WORKING DATA:

┌──

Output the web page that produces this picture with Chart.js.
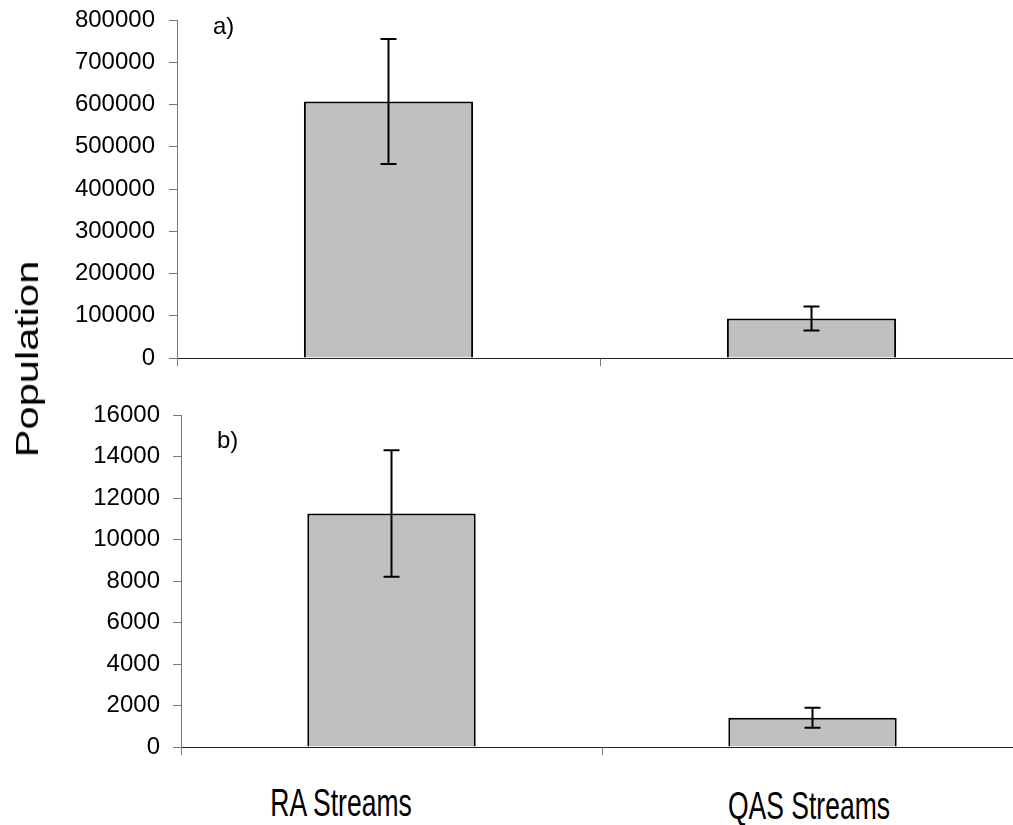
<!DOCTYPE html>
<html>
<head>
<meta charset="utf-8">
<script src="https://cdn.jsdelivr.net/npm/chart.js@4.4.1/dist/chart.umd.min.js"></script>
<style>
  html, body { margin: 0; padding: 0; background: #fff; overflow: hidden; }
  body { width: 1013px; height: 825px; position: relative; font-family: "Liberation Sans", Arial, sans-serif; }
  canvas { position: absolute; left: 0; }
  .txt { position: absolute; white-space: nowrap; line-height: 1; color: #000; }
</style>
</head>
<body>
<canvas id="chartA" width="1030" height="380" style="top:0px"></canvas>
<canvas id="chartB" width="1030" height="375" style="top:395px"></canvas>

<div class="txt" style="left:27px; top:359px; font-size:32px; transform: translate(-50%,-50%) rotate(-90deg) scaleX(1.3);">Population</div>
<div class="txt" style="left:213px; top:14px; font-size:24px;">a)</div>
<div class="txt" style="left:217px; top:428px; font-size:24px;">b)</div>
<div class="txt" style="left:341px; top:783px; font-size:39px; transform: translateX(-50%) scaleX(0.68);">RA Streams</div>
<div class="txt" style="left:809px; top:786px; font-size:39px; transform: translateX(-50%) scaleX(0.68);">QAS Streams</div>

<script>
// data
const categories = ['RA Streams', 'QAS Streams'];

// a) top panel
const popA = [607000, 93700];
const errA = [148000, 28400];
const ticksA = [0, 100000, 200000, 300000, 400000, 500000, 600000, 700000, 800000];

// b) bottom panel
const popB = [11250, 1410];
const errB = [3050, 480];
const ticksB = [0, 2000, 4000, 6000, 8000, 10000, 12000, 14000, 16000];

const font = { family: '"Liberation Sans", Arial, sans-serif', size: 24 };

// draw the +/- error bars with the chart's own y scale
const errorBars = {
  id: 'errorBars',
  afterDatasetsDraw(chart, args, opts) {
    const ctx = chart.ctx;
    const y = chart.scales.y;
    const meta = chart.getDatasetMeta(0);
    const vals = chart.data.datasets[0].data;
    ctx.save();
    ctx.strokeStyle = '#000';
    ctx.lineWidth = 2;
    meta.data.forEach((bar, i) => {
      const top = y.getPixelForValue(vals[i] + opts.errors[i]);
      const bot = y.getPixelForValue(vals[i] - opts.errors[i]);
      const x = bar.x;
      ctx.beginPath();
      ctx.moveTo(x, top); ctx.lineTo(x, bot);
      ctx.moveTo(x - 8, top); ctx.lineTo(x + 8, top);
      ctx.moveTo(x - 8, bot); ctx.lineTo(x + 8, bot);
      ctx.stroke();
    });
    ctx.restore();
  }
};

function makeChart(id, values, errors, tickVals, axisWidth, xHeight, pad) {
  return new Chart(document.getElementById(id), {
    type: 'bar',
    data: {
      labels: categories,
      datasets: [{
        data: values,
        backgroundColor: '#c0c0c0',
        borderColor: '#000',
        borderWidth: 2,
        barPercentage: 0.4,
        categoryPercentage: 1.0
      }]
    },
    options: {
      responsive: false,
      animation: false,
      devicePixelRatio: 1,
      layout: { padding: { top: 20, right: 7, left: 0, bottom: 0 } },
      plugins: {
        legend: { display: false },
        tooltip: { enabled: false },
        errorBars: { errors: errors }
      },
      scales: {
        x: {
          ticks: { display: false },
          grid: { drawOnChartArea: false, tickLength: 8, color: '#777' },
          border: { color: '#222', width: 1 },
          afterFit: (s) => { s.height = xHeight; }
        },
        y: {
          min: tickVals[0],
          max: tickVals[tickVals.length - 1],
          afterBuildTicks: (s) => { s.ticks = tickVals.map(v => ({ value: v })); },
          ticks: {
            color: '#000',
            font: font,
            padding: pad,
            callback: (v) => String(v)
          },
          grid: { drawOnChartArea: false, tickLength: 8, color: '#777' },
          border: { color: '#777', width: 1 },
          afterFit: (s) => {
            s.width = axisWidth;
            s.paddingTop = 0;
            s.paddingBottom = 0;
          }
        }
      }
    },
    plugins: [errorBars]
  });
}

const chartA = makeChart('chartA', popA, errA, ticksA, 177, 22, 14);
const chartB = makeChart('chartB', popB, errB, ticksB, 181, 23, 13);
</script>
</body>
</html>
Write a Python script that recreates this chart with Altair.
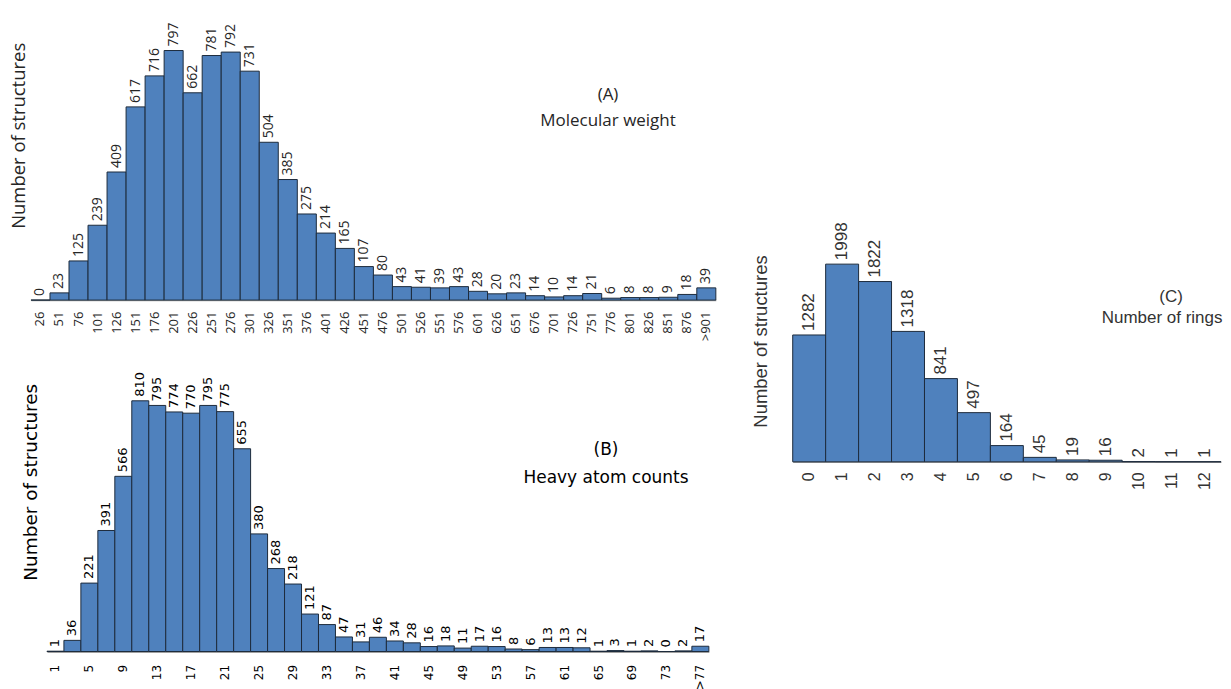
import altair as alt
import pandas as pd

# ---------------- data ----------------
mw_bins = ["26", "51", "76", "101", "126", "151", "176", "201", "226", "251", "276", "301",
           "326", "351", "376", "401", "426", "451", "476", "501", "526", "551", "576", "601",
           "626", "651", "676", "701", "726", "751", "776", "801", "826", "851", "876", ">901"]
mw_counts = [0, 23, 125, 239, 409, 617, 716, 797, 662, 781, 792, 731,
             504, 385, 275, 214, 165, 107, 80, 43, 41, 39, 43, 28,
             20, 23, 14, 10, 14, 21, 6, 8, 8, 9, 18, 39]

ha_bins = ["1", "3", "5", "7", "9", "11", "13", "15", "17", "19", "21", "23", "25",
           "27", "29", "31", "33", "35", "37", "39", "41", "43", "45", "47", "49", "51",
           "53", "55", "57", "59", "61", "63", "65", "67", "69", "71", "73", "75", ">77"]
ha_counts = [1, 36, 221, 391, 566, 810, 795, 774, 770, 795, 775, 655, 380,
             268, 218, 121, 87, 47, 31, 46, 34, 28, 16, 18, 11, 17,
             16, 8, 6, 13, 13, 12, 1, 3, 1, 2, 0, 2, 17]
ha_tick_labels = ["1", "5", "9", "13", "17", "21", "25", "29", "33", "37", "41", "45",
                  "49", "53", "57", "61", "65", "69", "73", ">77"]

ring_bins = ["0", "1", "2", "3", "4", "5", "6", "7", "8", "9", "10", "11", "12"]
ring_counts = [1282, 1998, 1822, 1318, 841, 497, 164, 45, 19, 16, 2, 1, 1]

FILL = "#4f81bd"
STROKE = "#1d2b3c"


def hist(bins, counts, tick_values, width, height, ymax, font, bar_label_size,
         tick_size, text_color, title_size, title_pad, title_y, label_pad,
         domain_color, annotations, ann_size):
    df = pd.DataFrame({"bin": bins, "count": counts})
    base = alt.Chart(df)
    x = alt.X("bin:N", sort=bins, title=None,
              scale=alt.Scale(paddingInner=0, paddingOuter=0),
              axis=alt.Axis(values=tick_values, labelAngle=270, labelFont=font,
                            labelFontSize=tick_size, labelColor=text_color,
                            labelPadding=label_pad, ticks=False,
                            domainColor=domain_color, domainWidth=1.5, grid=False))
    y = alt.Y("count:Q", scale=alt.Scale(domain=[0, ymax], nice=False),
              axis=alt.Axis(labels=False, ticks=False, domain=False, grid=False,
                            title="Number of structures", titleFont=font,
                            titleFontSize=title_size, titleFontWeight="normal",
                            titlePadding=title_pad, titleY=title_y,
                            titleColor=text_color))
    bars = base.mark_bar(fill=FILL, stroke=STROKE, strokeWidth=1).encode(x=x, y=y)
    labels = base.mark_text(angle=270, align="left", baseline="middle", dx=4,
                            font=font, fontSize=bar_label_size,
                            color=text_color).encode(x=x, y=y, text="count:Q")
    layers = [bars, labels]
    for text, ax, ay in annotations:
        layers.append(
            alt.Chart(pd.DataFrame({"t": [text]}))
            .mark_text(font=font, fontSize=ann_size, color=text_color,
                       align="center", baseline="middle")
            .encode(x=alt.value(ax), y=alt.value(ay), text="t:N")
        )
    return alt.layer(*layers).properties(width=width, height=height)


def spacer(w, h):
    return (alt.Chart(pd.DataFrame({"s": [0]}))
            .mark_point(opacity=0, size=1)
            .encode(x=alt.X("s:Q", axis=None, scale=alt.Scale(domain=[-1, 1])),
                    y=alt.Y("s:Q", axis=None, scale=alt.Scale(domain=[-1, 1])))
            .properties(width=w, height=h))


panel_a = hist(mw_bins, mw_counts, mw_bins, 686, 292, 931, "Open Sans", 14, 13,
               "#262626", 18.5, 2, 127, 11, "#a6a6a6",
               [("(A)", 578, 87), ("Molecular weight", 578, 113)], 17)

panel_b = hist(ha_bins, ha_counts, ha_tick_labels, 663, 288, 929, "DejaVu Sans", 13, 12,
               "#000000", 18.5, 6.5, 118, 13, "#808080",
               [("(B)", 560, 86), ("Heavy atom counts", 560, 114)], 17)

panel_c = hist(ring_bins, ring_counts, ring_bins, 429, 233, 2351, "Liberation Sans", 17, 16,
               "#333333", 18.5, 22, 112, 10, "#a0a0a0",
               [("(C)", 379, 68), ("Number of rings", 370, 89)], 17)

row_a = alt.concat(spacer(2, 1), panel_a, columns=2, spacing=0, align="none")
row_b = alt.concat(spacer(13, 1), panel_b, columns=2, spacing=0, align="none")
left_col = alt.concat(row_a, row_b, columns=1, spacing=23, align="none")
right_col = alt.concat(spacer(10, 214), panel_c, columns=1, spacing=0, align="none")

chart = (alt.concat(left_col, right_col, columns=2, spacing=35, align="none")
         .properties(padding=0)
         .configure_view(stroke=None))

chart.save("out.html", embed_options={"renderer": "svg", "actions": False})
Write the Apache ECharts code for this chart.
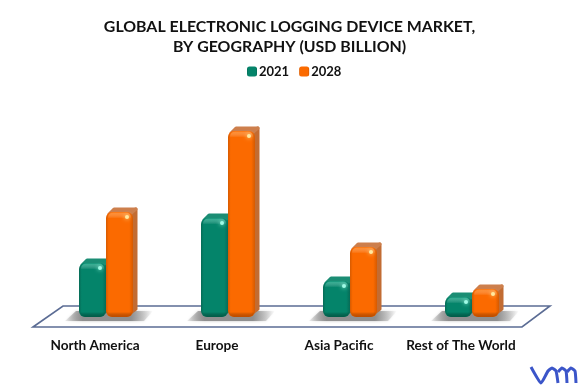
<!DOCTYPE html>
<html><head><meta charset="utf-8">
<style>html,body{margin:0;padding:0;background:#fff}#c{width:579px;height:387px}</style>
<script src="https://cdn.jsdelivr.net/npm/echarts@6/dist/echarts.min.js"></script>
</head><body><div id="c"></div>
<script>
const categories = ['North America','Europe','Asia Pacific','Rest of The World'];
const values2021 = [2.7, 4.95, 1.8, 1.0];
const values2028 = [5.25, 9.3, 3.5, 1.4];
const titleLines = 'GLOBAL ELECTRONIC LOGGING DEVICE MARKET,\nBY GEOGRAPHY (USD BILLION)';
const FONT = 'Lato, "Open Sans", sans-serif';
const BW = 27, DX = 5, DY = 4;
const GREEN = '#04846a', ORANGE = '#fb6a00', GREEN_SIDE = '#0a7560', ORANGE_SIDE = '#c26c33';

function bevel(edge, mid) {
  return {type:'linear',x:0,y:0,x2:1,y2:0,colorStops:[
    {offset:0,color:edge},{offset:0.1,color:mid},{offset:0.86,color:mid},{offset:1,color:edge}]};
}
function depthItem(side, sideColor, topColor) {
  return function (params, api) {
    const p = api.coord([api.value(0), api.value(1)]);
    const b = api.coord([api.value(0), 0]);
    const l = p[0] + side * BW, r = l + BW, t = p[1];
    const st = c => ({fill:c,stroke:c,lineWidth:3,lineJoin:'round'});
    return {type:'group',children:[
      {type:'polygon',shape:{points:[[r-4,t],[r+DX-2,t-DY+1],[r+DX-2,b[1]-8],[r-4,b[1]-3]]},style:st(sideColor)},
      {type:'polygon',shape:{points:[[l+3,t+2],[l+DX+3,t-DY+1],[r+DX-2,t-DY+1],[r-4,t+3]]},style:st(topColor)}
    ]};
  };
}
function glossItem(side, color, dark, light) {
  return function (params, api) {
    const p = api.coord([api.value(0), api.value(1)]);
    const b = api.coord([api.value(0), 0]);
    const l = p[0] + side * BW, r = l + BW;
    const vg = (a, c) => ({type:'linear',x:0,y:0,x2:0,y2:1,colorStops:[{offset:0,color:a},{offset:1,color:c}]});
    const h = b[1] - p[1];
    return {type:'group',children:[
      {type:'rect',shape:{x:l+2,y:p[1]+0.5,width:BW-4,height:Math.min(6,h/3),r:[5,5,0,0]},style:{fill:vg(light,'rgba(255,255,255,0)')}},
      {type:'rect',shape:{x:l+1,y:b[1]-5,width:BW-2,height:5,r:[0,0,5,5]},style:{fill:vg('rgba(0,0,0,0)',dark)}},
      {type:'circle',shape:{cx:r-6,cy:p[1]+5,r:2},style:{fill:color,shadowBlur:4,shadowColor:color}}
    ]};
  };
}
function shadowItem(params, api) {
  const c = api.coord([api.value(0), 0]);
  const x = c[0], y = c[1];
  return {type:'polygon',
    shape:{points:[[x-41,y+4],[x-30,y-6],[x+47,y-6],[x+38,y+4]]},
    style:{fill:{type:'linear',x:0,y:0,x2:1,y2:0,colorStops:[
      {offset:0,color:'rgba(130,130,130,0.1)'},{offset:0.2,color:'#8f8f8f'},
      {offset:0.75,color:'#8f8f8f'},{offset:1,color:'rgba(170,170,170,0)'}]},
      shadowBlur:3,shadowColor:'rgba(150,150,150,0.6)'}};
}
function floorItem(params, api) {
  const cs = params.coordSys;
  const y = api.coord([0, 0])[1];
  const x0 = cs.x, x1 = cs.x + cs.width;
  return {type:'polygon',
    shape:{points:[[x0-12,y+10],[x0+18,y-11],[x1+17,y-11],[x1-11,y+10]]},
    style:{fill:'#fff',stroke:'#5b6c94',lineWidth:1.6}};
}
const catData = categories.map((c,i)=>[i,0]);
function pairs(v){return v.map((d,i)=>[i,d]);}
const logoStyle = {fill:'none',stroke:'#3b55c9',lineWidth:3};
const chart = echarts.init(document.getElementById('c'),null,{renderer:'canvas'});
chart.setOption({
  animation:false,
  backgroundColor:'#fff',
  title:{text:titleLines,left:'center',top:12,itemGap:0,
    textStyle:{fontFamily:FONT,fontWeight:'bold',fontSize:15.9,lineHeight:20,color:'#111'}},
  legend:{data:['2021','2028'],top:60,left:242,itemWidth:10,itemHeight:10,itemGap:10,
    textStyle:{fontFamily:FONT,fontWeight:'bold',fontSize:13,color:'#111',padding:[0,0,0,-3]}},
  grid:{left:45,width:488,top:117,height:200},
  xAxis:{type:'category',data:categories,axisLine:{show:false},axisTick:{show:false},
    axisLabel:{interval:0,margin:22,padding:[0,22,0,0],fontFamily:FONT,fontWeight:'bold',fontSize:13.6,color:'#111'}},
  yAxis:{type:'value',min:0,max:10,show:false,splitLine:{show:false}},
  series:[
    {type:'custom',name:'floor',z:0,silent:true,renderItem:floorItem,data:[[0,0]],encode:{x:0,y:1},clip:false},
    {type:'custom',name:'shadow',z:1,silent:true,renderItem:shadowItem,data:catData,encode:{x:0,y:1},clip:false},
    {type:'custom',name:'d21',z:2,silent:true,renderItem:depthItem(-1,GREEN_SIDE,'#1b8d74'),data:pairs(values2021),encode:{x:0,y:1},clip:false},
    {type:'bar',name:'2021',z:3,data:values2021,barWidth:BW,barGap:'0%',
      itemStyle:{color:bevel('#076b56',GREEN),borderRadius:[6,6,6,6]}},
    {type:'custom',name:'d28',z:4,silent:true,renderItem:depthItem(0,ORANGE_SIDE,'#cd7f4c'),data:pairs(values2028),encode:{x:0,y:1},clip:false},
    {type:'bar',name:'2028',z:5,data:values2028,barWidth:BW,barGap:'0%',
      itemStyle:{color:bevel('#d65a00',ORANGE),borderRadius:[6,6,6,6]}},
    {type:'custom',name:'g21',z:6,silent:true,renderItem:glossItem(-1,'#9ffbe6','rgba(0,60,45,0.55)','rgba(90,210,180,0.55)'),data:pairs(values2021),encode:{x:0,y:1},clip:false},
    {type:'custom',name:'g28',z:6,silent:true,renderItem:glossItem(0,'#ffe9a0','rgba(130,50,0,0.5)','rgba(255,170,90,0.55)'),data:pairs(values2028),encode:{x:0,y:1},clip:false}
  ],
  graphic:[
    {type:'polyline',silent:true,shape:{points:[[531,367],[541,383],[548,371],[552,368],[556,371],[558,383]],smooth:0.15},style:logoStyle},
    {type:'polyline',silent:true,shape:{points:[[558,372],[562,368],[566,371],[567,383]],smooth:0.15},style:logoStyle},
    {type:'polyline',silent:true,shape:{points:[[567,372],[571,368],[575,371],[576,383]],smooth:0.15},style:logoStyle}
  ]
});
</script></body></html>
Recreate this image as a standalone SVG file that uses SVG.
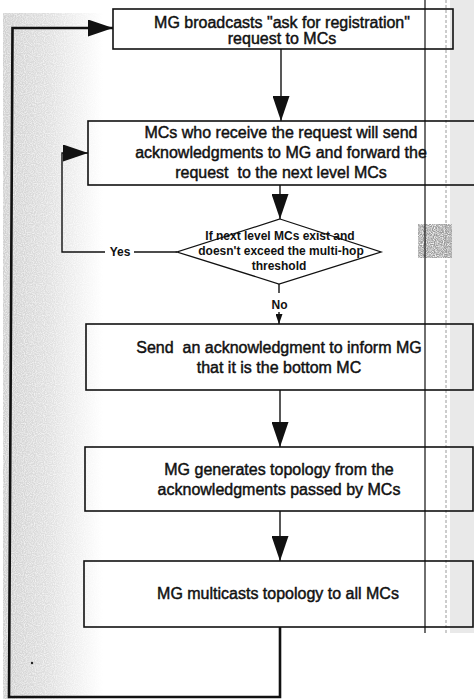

└──

WHAT IS EXPECTED: From the records above, copy only the lines running from the line holding "Write the Apache ECharts code for this chart." through the line holding "const GREEN = '#04846a', ORANGE", with no pictures.

THE RESPONSE:
Write the Apache ECharts code for this chart.
<!DOCTYPE html>
<html><head><meta charset="utf-8">
<style>html,body{margin:0;padding:0;background:#fff}#c{width:579px;height:387px}</style>
<script src="https://cdn.jsdelivr.net/npm/echarts@6/dist/echarts.min.js"></script>
</head><body><div id="c"></div>
<script>
const categories = ['North America','Europe','Asia Pacific','Rest of The World'];
const values2021 = [2.7, 4.95, 1.8, 1.0];
const values2028 = [5.25, 9.3, 3.5, 1.4];
const titleLines = 'GLOBAL ELECTRONIC LOGGING DEVICE MARKET,\nBY GEOGRAPHY (USD BILLION)';
const FONT = 'Lato, "Open Sans", sans-serif';
const BW = 27, DX = 5, DY = 4;
const GREEN = '#04846a', ORANGE = '#fb6a00', GREEN_SIDE = '#0a7560', ORANGE_SIDE = '#c26c33';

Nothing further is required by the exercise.